Modern Culture29 Oct 2008 01:34 pm

In 1980, Stanley Kubrick released the horror classic The Shining, an adaptation of Stephen King’s best-selling novel of the same name (1977). It was Kubrick’s first movie since his ambitious period piece Barry Lyndon (1975) had flopped at the U.S. box office, and he reportedly wanted to make a more commercially viable movie for his follow-up project. It starred Jack Nicholson as Jack Torrance, an alcoholic novelist afflicted with crippling writer’s block, who fatefully accepts a job as an off-season caretaker of the haunted Overlook Hotel, a remote resort nestled in the Colorado Mountains. He moves to the Hotel with his wife, Wendy (Shelley Duvall) and their young son, Danny (Danny Lloyd), who possesses the gift of telepathy—the “shining” referred to in the title. As the winter deepens, the ghostly inhabitants of the hotel gradually close in on the vulnerable family, culminating in Jack’s descent into homicidal madness.
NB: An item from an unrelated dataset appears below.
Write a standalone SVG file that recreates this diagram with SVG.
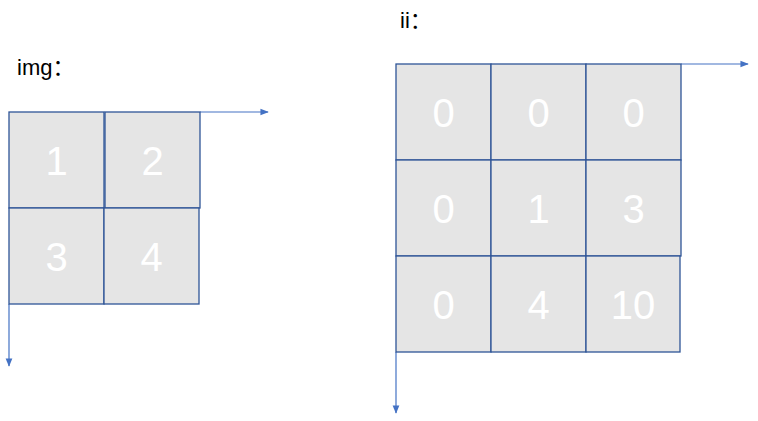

In explaining why he chose to adapt The Shining, Kubrick effusively praised the novel, stating in an interview that, “[i]t seemed to strike an extraordinary balance between the psychological and the supernatural in such a way as to lead you to think that the supernatural world would eventually be explained by the psychological.” Interestingly, King was “dreadfully upset” with Kubrick’s adaptation, even going so far as to publicly denounce the director as “[a] man who thinks too much and feels too little.” This was an unusual reaction from the writer, who has consistently claimed to be unconcerned with the fidelity of the movie adaptations of his novels, often referring to them as, “[a]pples and oranges, both delicious, but very different.”
The troubles between the two men began with Kubrick’s desire to cast Jack Nicholson in the lead role, which King tried to talk the director out of, suggesting John Voigt or Michael Moriarty instead. King felt that the role of Jack Torrance required an everyman (which Nicholson was inarguably not), in order to make his final descent into madness that much more unnerving. King also felt that the important themes of his novel, such as the destructive effects of Jack’s alcoholism on his family, were overlooked in favor of the supernatural demons that populated the hotel. However, King has recently admitted that he was struggling with alcoholism and feelings of unprovoked rage towards his family at the time that he wrote The Shining. This might help account for his aversion to Kubrick’s adaptation, as much of the novel was very personal to the author, if not autobiographical.
King had the opportunity to remake The Shining himself in 1997, with a TV movie adaptation of the novel which he wrote and produced. Sadly for King, his adaptation was universally panned and considered vastly inferior to Kubrick version. Like many of Kubrick’s films, The Shining initially garnered mixed reviews from critics, but has become widely regarded as a masterpiece of the horror genre.